Lower water-cement ratios generally result in faster early strength gain but may require longer curing periods to achieve their full potential strength. This is because less water is available for hydration, so the process is more efficient but may take longer to complete. Conversely, higher ratios may show quicker initial setting but slower long-term strength development. Proper curing is especially critical for low w/c ratio mixes to prevent plastic shrinkage cracking.

Can I use this calculator for self-consolidating concrete (SCC)?

While this calculator provides a good starting point, self-consolidating concrete typically requires more sophisticated mix design. SCC usually has a water-cement ratio between 0.35 and 0.45 but relies heavily on high-range water reducers and viscosity-modifying admixtures to achieve its flow characteristics. For SCC, you would need to consider additional parameters like slump flow, L-box ratio, and V-funnel time, which aren't accounted for in this basic calculator.

What's the relationship between water-cement ratio and concrete permeability?

The water-cement ratio has a direct and significant impact on concrete permeability. As the ratio increases, the concrete becomes more porous, which dramatically increases its permeability. Research shows that permeability can increase by an order of magnitude (10x) for each 0.10 increase in w/c ratio above 0.40. Lower permeability is crucial for durability, as it reduces the ingress of water, chlorides, sulfates, and other harmful substances that can cause deterioration.

How do I adjust the water-cement ratio for hot weather concreting?

In hot weather (above 30°C/86°F), you should generally reduce the water-cement ratio by 0.02-0.05 to account for the increased water demand caused by evaporation and higher temperatures. However, this reduction should be compensated by using water-reducing admixtures to maintain workability. Additional measures include using chilled water or ice for mixing, shading aggregate stockpiles, and placing concrete during cooler parts of the day. The ASTM C94 standard provides specific guidelines for hot weather concreting.

What are the signs that my water-cement ratio is too high?

Several visual and performance indicators can signal an excessively high water-cement ratio:

  • Excessive Bleeding: Water rising to the surface during placement
  • Segregation: Aggregate and cement paste separating during placement
  • Low Early Strength: Concrete that remains soft for an extended period
  • Poor Surface Finish: Difficulty achieving a smooth, durable finish
  • Cracking: Increased plastic shrinkage cracking
  • Dusting: Surface that easily powders when dry
  • Low Durability: Premature deterioration, especially in freeze-thaw conditions

If you observe these signs, consider reducing the ratio in future mixes or using admixtures to improve performance.

How accurate is this calculator compared to laboratory testing?

This calculator provides estimates based on established engineering principles and industry averages.

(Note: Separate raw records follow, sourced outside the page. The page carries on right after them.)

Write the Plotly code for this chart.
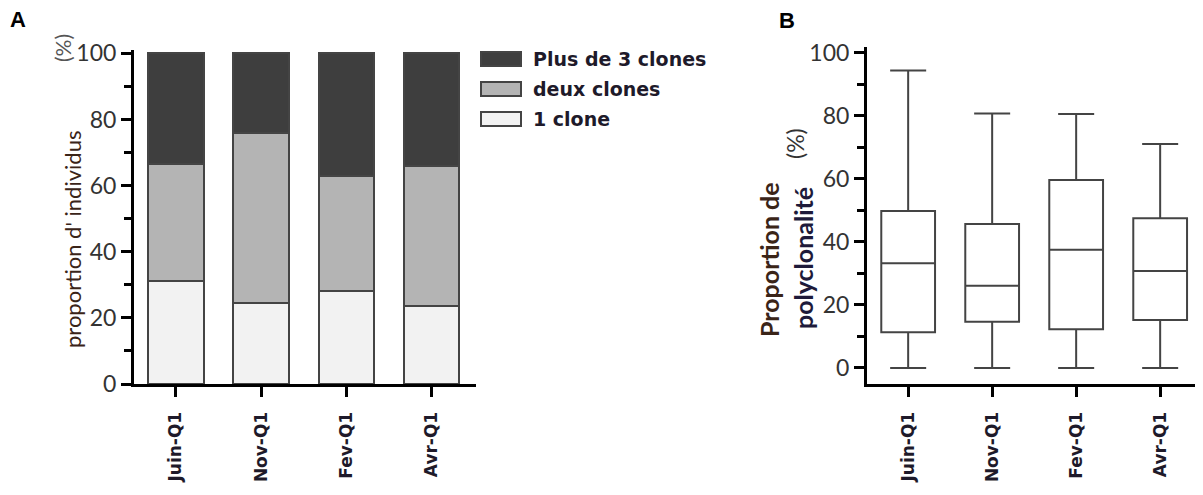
import plotly.graph_objects as go

# ---- data ----
categories = ["Juin-Q1", "Nov-Q1", "Fev-Q1", "Avr-Q1"]
one_clone = [31.0, 24.5, 28.0, 23.5]
two_clones = [35.5, 51.5, 35.0, 42.5]
three_plus = [33.5, 24.0, 37.0, 34.0]
series_names = ["1 clone", "deux clones", "Plus de 3 clones"]

poly_min = [0, 0, 0, 0]
poly_q1 = [11.3, 14.7, 12.3, 15.2]
poly_median = [33.2, 26.1, 37.5, 30.8]
poly_q3 = [49.8, 45.7, 59.7, 47.5]
poly_max = [94.4, 80.8, 80.6, 71.1]

y_ticks = [0, 20, 40, 60, 80, 100]

W, H = 1203, 495
OFF = 8  # default page body margin
def px(x): return (x - OFF) / W
def py(y): return 1 - (y - OFF) / H

colors = {"1 clone": "#f2f2f2", "deux clones": "#b4b4b4", "Plus de 3 clones": "#3e3e3e"}
edge = "#444444"
txt = "#1e1a2a"
tickfont = dict(family="Lato, Liberation Sans, Arial", size=23, color="#333333")
catfont = dict(family="DejaVu Sans, Liberation Sans, Arial", size=17, color=txt)
cat_text = ["<b>" + c + "</b>" for c in categories]

fig = go.Figure()
for name, vals in zip(series_names, [one_clone, two_clones, three_plus]):
    fig.add_trace(go.Bar(x=categories, y=vals, name=name, width=0.65,
                         marker=dict(color=colors[name], line=dict(color=edge, width=2)),
                         xaxis="x", yaxis="y", showlegend=False))

for i, c in enumerate(categories):
    fig.add_trace(go.Box(x=[c], q1=[poly_q1[i]], median=[poly_median[i]], q3=[poly_q3[i]],
                         lowerfence=[poly_min[i]], upperfence=[poly_max[i]],
                         width=0.64, whiskerwidth=0.67, fillcolor="white",
                         line=dict(color=edge, width=2), boxpoints=False,
                         xaxis="x2", yaxis="y2", showlegend=False))

axis_common = dict(showline=True, linecolor="black", linewidth=3, ticks="outside",
                   ticklen=10, tickwidth=2.5, tickcolor="black", showgrid=False,
                   zeroline=False, automargin=False)
minor = dict(dtick=10, ticklen=7, tickwidth=2.5, tickcolor="black", ticks="outside")

fig.update_layout(
    width=W, height=H, margin=dict(l=0, r=0, t=0, b=0),
    paper_bgcolor="white", plot_bgcolor="white", barmode="stack", showlegend=False,
    xaxis=dict(domain=[px(134), px(476)], range=[-0.49, 3.52], tickangle=-90,
               tickvals=categories, ticktext=cat_text, tickfont=catfont, anchor="y",
               ticklabelstandoff=8, **axis_common),
    yaxis=dict(domain=[py(384), py(50)], range=[0, 101], tickvals=y_ticks,
               tickfont=tickfont, anchor="x", minor=minor, **axis_common),
    xaxis2=dict(domain=[px(867), 1.0], range=[-0.49, 3.51 + OFF / 84], tickangle=-90,
                tickvals=categories, ticktext=cat_text, tickfont=catfont, anchor="y2",
                ticklabelstandoff=8, **axis_common),
    yaxis2=dict(domain=[py(384), py(47)], range=[-5.1, 101.9], tickvals=y_ticks,
                tickfont=tickfont, anchor="x2", minor=minor, **axis_common),
)

def rot(x, y, text, size, color):
    return dict(x=px(x), y=py(y), text=text, textangle=-90, showarrow=False,
                xref="paper", yref="paper", xanchor="center", yanchor="middle",
                font=dict(family="Lato, Liberation Sans", size=size, color=color))

ann = []
ann.append(dict(x=px(18), y=py(19), text="<b>A</b>", showarrow=False, xref="paper", yref="paper",
                xanchor="center", yanchor="middle",
                font=dict(family="Liberation Sans, Arial", size=22, color="black")))
ann.append(dict(x=px(787), y=py(21), text="<b>B</b>", showarrow=False, xref="paper", yref="paper",
                xanchor="center", yanchor="middle",
                font=dict(family="Liberation Sans, Arial", size=22, color="black")))
ann.append(rot(72, 240, "proportion d' individus", 22, "#3a2418"))
ann.append(rot(63, 48, "(%)", 21, "#555555"))
ann.append(rot(769, 260, "<b>Proportion de</b>", 25, "#3a2418"))
ann.append(rot(803, 258, "<b>polyclonalité</b>", 25, "#1e1a3a"))
ann.append(rot(795, 144, "(%)", 23, "#333333"))

# legend drawn manually (top to bottom: Plus de 3, deux, 1)
shapes = []
leg_rows = [("Plus de 3 clones", 59), ("deux clones", 89), ("1 clone", 119)]
for name, yc in leg_rows:
    shapes.append(dict(type="rect", xref="paper", yref="paper",
                       x0=px(481), x1=px(521), y0=py(yc - 7), y1=py(yc + 7),
                       fillcolor=colors[name], line=dict(color=edge, width=2)))
    ann.append(dict(x=px(531), y=py(yc), text="<b>" + name + "</b>", showarrow=False,
                    xref="paper", yref="paper", xanchor="left", yanchor="middle",
                    font=dict(family="DejaVu Sans, Liberation Sans, Arial", size=19, color=txt)))

fig.update_layout(annotations=ann, shapes=shapes)
fig.write_html("out.html")
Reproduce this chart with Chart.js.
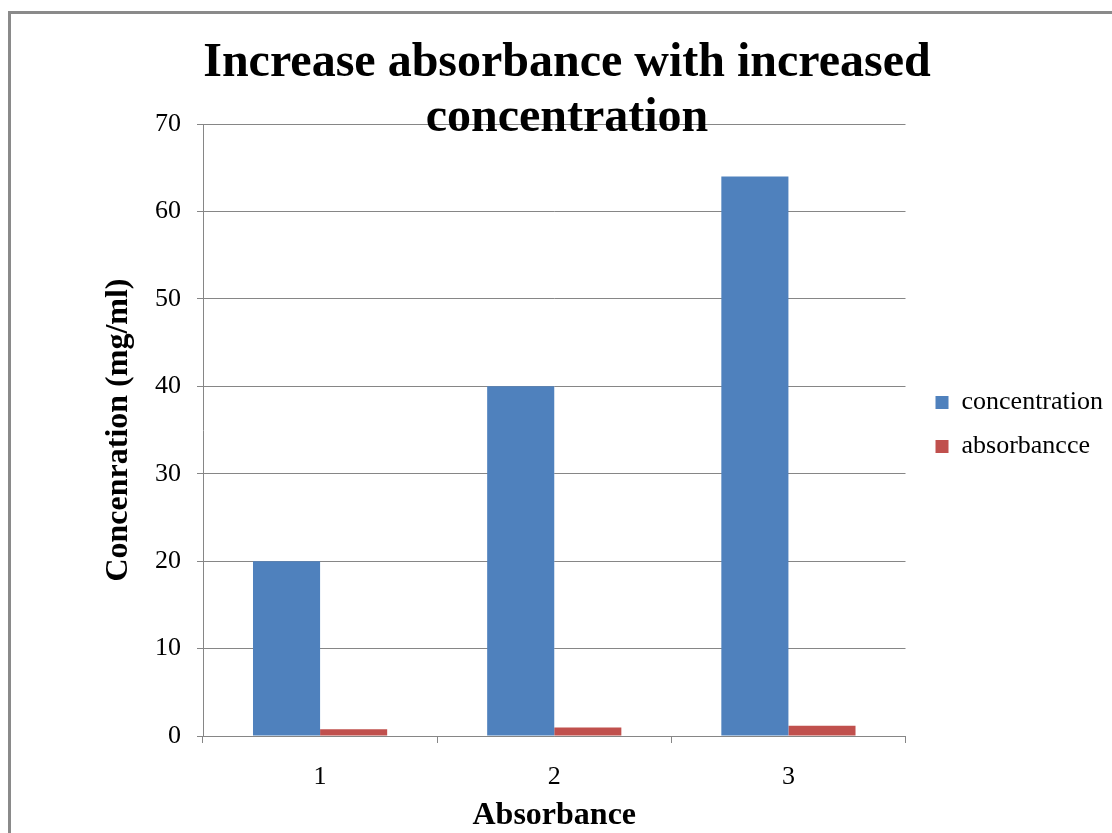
<!DOCTYPE html>
<html>
<head>
<meta charset="utf-8">
<script src="https://cdn.jsdelivr.net/npm/chart.js@4"></script>
<style>
  html, body { margin: 0; padding: 0; background: #ffffff; }
  #wrap { width: 1112px; height: 833px; position: relative; }
</style>
</head>
<body>
<div id="wrap"><canvas id="chart" width="1112" height="833"></canvas></div>
<script>
// Sample numbers and measured concentrations
const categories = ['1', '2', '3'];
const concentration = [20, 40, 64];
const absorbance = [0.77, 0.96, 1.18];
const yTicks = [0, 10, 20, 30, 40, 50, 60, 70];

const SERIF = '"Liberation Serif", "Times New Roman", serif';
const GRID = '#868686';

// Frame lines around the chart sheet
const framePlugin = {
  id: 'frame',
  afterDraw(chart) {
    const ctx = chart.ctx;
    ctx.save();
    ctx.strokeStyle = '#8a8a8a';
    ctx.lineWidth = 3;
    ctx.beginPath();
    ctx.moveTo(9.5, chart.height);
    ctx.lineTo(9.5, 12.5);
    ctx.lineTo(chart.width, 12.5);
    ctx.stroke();
    ctx.restore();
  }
};

// Moves the legend block a little away from the plot area and down
const legendNudge = {
  id: 'legendNudge',
  afterLayout(chart) {
    const lg = chart.legend;
    if (!lg) return;
    lg.left += 12; lg.right += 12;
    lg.top += 8; lg.bottom += 8;
  }
};

new Chart(document.getElementById('chart'), {
  type: 'bar',
  data: {
    labels: categories,
    datasets: [
      { label: 'concentration', data: concentration, backgroundColor: '#4F81BD' },
      { label: 'absorbancce', data: absorbance, backgroundColor: '#C0504D' }
    ]
  },
  options: {
    responsive: false,
    animation: false,
    layout: { padding: { left: 33, right: 11, top: 0, bottom: 0 } },
    datasets: { bar: { categoryPercentage: 0.573, barPercentage: 1.0 } },
    plugins: {
      title: {
        display: true,
        text: ['Increase absorbance with increased', 'concentration'],
        color: '#000000',
        font: { family: SERIF, size: 48, weight: 'bold', lineHeight: 1.15 },
        padding: { top: 36, bottom: -22.4 }
      },
      legend: {
        position: 'right',
        labels: {
          color: '#000000',
          font: { family: SERIF, size: 26 },
          boxWidth: 13,
          boxHeight: 13,
          padding: 18
        }
      },
      tooltip: { enabled: false }
    },
    scales: {
      x: {
        afterFit(scale) { scale.height = 97; },
        grid: { display: true, drawOnChartArea: false, color: GRID, tickLength: 7, offset: true },
        border: { display: true, color: GRID, width: 1 },
        ticks: { color: '#000000', font: { family: SERIF, size: 26 }, padding: 19 },
        title: {
          display: true,
          text: 'Absorbance',
          color: '#000000',
          font: { family: SERIF, size: 32, weight: 'bold' },
          padding: { top: 0, bottom: -2 }
        }
      },
      y: {
        min: 0,
        max: 70,
        afterFit(scale) { scale.width = 170; },
        afterBuildTicks(scale) { scale.ticks = yTicks.map(v => ({ value: v })); },
        grid: { color: GRID, tickLength: 6, drawTicks: true },
        border: { display: true, color: GRID, width: 1 },
        ticks: { color: '#000000', font: { family: SERIF, size: 26 }, padding: 16 },
        title: {
          display: true,
          text: 'Concenration (mg/ml)',
          color: '#000000',
          font: { family: SERIF, size: 32, weight: 'bold' },
          padding: { top: 67, bottom: 0 }
        }
      }
    }
  },
  plugins: [framePlugin, legendNudge]
});
</script>
</body>
</html>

While it can give you a good starting point (typically within ±10% of actual results), laboratory testing remains the gold standard for precise mix design. Factors like specific material properties, local aggregate characteristics, and exact curing conditions can all affect the actual performance. For critical projects, always verify your mix design with laboratory tests and trial batches. The calculator is best used as a field tool for quick adjustments and initial mix proportioning.

Understanding and properly implementing the water-cement ratio is fundamental to producing quality concrete. Whether you're a professional engineer, contractor, or DIY enthusiast using your iPhone on a job site, this calculator and guide provide the tools and knowledge needed to achieve optimal results. Remember that while the water-cement ratio is crucial, it's just one part of a comprehensive concrete mix design that should consider all material properties and project requirements.